L’appel à candidatures pour intégrer le CEMJA de Nantes (le Centre de formation d’Enseignement des Monitrices de la Jeunesse d’Algérie) concernait prioritairement des jeunes femmes de 18 à 35 ans résidant en Algérie (70% « musulmanes », 30 % « européennes »). La formation avait lieu dans un internat en France, dans une caserne de Nantes. Aux critères d’aptitude physiques et culturels (savoir lire et écrire en français), les candidates devaient fournir un certificat de bonne vie et mœurs. Les monitrices formées exerçaient donc sous statut militaire, même si le SFJA demeure civil et évolue en fonction du contexte pour accompagner l’association puis l’autodétermination.

L’occasion pour ces jeunes femmes d’avoir un métier reconnu par un diplôme et de toucher un salaire furent de fortes motivations auxquelles se conjugue une vocation sociale nourrie d’altruisme.

La fréquentation quotidienne de jeunes « musulmanes » et « européennes » s’inscrivait dans le projet de rapprochement des deux communautés. La formation des stagiaires portait sur des enseignements généraux, sur une sensibilisation au contexte d’inter-culturalité, sur une initiation à la sociologie occidentale et à la sociologie musulmane. Une initiation aux langues arabe et berbère était suggérée, mais non incluse dans le cursus de formation. Cet enseignement dispensé par de jeunes femmes à d’autres femmes et à des enfants, restait sexuée comme en témoignent les contenus des cours (les garçons recevaient un enseignement afin d’être en mesure d’exercer une profession, les jeunes filles apprenaient à tenir le foyer familial et à devenir de bonnes mères de famille). Les méthodes pédagogiques actives étaient privilégiées ainsi qu’un travail relationnel avec les familles.

L’organisme fut dissout le 30 juin 1962. Ses derniers mois d’existence furent difficiles car le personnel reçut des incitations à la désertion et fut la cible d’attentats probablement autant du FLN que de l’OAS qui voyaient dans le personnel des « gens de Gauche » (à la même époque, l’OAS assassina 6 directeurs des centres sociaux éducatifs)
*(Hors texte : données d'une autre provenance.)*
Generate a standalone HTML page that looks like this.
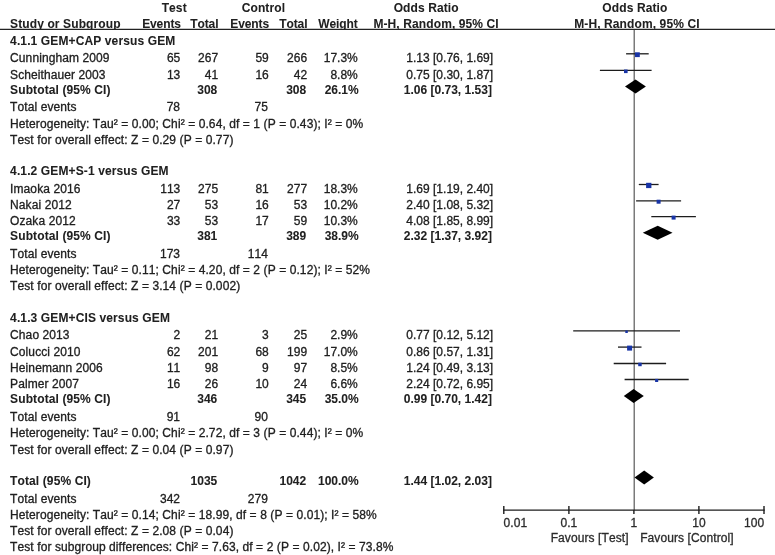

Ce travail de recherche fouillé, situant constamment l’histoire du SFJA dans le contexte évolutif de la guerre d’Algérie, se double de nombreux témoignages des monitrices. Il s’agit donc d’un travail collaboratif mené avec l’association des vétérans du SFJA. Cette méthode s’efforce de combler l’éclatement et la dispersion des archives. Histoire et mémoire sont donc intimement imbriquées dans cette ouvrage. Signalons également la présence de nombreuses illustrations (photographies, couvertures de classeur dr fiches pédagogiques, tableaux statistiques, brochures.